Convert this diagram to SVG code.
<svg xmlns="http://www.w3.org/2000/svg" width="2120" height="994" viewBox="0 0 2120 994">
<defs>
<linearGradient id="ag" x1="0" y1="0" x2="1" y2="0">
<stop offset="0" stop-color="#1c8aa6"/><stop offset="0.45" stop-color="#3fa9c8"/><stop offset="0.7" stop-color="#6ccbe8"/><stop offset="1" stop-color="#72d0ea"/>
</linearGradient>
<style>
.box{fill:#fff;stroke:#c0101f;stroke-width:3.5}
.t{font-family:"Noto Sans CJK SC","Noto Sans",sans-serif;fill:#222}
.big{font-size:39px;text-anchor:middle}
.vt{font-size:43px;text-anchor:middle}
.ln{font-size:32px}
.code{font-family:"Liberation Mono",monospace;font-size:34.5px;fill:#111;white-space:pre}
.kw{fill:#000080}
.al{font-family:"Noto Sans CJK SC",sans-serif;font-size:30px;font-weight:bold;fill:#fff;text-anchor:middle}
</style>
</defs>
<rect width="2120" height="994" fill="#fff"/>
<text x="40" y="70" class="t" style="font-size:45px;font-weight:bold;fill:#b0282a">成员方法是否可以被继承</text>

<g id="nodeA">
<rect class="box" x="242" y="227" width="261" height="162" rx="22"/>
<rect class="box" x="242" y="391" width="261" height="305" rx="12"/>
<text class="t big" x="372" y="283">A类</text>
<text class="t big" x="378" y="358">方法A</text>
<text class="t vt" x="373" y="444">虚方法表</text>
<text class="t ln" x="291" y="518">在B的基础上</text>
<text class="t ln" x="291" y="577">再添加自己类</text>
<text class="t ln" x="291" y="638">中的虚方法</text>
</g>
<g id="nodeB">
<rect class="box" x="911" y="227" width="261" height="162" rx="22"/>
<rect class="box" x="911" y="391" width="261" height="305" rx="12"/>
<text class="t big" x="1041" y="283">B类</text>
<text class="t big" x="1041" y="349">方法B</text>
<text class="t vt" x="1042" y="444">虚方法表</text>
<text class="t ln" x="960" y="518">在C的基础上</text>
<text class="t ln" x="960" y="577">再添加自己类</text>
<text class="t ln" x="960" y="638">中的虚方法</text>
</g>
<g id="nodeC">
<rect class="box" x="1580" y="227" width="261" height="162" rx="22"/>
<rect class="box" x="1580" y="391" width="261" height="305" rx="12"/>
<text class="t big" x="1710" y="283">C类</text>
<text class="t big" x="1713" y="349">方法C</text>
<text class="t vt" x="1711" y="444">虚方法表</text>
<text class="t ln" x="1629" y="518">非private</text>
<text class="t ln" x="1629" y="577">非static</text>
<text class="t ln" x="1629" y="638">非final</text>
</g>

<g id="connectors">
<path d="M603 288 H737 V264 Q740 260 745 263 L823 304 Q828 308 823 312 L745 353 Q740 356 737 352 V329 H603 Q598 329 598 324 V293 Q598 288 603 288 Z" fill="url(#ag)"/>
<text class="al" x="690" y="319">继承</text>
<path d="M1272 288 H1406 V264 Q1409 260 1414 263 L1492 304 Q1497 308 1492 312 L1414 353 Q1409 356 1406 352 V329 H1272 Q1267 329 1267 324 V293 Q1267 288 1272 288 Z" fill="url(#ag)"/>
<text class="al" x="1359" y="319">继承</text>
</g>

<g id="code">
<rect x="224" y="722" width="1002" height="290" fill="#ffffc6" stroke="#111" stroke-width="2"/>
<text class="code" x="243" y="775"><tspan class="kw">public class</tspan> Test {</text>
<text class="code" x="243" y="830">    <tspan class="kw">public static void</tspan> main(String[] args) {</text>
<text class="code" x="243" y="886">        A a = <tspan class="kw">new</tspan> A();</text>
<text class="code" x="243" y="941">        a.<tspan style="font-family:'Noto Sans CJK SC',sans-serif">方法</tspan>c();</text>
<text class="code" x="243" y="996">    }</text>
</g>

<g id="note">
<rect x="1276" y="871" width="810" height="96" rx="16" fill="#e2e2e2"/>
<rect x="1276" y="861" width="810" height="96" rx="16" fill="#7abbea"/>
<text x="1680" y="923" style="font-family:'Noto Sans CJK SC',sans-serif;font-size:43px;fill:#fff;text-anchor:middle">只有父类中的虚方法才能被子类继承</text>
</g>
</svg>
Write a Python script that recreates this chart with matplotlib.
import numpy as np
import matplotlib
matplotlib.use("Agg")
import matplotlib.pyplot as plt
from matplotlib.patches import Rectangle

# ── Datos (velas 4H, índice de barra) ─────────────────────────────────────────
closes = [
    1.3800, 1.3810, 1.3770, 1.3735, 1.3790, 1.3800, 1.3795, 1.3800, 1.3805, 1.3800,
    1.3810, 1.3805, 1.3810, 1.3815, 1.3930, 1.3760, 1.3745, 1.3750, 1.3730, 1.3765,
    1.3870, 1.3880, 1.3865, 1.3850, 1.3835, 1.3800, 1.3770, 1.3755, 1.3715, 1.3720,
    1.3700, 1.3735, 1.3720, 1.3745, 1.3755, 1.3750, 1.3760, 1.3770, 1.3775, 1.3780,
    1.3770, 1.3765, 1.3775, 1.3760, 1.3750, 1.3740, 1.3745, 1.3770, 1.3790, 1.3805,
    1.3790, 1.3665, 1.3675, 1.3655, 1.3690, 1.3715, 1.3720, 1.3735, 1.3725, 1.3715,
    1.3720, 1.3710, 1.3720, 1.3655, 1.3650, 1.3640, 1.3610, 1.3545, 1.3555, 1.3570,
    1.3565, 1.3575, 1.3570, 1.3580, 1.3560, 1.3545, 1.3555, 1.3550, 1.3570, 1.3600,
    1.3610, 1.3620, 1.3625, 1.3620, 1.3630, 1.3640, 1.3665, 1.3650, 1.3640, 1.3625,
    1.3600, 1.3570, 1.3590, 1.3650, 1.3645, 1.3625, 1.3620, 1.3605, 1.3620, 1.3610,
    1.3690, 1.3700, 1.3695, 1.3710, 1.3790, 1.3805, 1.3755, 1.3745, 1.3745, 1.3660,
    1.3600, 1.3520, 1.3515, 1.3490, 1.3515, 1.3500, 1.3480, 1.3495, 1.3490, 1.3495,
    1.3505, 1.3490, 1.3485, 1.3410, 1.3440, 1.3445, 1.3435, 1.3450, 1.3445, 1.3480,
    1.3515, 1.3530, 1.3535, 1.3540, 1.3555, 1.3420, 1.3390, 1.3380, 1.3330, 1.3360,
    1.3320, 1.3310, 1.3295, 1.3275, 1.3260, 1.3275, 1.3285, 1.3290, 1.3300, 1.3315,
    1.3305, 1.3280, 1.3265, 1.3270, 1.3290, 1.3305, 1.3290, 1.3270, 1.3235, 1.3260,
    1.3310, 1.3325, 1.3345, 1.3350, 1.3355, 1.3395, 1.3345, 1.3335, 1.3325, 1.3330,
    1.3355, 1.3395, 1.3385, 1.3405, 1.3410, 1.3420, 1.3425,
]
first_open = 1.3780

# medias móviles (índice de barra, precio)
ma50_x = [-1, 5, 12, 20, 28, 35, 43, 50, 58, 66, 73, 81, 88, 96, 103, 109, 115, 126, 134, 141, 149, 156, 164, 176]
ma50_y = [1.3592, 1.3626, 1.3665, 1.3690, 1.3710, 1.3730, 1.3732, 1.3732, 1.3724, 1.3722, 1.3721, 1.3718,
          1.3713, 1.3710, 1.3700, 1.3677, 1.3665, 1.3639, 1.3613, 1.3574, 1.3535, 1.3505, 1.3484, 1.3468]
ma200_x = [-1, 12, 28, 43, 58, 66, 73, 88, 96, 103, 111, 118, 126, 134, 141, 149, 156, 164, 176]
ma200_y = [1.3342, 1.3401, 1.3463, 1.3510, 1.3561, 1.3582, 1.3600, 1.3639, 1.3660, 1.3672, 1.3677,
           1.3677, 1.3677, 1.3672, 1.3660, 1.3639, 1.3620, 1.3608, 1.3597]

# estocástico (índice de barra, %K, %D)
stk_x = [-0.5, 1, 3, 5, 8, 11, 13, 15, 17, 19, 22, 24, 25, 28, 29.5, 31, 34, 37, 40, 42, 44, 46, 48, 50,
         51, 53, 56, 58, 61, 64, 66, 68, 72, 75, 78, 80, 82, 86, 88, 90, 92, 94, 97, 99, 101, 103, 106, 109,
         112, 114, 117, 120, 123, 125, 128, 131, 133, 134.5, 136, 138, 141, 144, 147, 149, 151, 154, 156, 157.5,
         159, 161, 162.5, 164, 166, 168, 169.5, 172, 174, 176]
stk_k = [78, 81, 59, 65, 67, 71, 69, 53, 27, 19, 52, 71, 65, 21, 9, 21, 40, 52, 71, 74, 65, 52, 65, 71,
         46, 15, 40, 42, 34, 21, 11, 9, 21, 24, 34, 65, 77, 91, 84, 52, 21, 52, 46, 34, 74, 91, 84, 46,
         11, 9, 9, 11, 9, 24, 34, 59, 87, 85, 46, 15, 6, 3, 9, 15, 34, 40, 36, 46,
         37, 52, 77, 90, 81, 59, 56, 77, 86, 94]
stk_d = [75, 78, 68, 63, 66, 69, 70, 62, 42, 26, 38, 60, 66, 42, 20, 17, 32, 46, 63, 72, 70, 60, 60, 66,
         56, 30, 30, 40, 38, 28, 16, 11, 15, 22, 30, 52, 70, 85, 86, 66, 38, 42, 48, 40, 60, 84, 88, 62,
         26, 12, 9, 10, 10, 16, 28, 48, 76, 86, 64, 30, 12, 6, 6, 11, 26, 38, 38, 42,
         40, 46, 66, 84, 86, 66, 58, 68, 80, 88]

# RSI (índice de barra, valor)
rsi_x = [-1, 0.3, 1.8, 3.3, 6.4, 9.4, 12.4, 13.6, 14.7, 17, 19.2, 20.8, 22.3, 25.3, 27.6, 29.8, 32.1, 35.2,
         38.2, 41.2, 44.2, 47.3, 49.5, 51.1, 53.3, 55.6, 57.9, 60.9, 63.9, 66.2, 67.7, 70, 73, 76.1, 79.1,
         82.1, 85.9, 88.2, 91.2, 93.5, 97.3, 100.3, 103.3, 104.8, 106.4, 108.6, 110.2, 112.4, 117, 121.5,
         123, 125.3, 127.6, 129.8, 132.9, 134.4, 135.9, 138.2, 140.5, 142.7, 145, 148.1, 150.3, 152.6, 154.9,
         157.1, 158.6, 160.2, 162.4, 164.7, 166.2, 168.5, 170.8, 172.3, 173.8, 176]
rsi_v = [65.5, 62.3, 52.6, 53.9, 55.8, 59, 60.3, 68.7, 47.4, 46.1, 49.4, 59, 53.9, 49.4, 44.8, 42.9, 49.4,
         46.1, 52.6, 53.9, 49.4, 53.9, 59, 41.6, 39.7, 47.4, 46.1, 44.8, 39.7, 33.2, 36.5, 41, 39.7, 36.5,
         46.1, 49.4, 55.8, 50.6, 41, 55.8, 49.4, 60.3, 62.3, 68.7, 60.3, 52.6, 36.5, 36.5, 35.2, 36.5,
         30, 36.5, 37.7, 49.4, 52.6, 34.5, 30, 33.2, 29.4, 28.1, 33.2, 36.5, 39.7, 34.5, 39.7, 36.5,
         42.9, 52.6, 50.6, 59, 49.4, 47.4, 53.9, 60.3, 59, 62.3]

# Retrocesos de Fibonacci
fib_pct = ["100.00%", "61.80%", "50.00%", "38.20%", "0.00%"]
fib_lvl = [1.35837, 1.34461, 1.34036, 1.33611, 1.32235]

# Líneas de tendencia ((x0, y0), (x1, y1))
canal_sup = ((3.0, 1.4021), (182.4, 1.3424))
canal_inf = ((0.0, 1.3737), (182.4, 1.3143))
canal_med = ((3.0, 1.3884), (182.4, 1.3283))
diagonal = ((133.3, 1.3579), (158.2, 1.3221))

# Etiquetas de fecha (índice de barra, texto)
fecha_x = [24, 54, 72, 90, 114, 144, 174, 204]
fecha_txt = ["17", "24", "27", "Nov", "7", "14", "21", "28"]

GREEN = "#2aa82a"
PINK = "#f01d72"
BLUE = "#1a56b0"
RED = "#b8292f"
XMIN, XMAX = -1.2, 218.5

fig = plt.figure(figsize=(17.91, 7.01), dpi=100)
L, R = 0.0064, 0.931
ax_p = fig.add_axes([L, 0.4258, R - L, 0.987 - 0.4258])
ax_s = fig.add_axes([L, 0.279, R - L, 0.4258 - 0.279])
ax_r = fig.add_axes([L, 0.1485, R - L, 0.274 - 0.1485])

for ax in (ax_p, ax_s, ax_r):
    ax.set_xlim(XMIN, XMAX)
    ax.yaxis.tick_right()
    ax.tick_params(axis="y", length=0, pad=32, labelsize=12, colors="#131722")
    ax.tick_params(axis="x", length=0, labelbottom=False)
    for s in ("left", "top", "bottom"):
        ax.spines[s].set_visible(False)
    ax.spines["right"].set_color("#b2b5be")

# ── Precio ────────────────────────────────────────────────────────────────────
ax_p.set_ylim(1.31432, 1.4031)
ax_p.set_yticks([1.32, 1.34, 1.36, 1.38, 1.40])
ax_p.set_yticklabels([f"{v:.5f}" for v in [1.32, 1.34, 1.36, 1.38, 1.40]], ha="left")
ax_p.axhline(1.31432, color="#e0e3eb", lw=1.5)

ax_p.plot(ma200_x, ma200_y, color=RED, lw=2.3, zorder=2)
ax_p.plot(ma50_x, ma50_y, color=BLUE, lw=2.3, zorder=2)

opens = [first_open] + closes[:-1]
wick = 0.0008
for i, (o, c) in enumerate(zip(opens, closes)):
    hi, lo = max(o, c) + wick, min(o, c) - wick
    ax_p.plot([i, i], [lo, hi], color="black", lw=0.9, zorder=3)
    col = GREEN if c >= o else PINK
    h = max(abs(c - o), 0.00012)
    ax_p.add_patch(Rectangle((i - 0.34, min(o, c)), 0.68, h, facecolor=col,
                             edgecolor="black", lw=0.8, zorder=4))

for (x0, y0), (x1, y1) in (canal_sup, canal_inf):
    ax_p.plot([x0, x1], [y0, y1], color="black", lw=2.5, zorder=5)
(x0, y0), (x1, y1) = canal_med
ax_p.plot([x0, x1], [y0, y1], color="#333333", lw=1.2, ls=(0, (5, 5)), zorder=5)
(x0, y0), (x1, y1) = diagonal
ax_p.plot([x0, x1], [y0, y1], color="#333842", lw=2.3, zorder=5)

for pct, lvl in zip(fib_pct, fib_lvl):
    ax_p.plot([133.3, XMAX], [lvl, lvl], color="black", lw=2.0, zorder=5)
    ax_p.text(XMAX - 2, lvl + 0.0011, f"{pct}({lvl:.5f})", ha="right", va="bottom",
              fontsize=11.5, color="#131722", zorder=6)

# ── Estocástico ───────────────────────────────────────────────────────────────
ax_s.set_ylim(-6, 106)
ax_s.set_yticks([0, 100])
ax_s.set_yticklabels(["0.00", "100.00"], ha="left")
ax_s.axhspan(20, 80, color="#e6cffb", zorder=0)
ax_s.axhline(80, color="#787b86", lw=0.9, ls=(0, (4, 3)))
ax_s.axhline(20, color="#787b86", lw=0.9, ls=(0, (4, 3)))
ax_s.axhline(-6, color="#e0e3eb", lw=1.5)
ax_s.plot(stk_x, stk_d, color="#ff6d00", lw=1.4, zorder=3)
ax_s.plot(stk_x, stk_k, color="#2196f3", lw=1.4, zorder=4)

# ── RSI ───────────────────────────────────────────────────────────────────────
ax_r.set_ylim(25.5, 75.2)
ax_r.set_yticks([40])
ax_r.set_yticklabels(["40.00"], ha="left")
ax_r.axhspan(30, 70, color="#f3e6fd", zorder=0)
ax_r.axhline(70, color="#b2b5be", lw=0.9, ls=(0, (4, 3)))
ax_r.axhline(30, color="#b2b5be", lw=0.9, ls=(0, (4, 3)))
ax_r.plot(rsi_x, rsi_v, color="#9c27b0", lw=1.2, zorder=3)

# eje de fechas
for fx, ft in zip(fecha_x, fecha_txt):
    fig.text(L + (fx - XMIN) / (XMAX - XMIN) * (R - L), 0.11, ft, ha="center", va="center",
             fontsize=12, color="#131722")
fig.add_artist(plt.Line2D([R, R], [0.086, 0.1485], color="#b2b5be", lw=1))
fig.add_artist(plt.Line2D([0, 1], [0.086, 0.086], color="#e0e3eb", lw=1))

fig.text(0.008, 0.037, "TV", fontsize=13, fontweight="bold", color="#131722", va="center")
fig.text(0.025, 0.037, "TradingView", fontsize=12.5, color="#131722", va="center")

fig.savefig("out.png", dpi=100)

TASK INSTRUCTIONS: Among the entries above, locate the lines containing "Write a Python" and "from matplotlib.patches import Rectangle", and transcribe exactly those two lines and all lines between.

TASK ANSWER:
Write a Python script that recreates this chart with matplotlib.
import numpy as np
import matplotlib
matplotlib.use("Agg")
import matplotlib.pyplot as plt
from matplotlib.patches import Rectangle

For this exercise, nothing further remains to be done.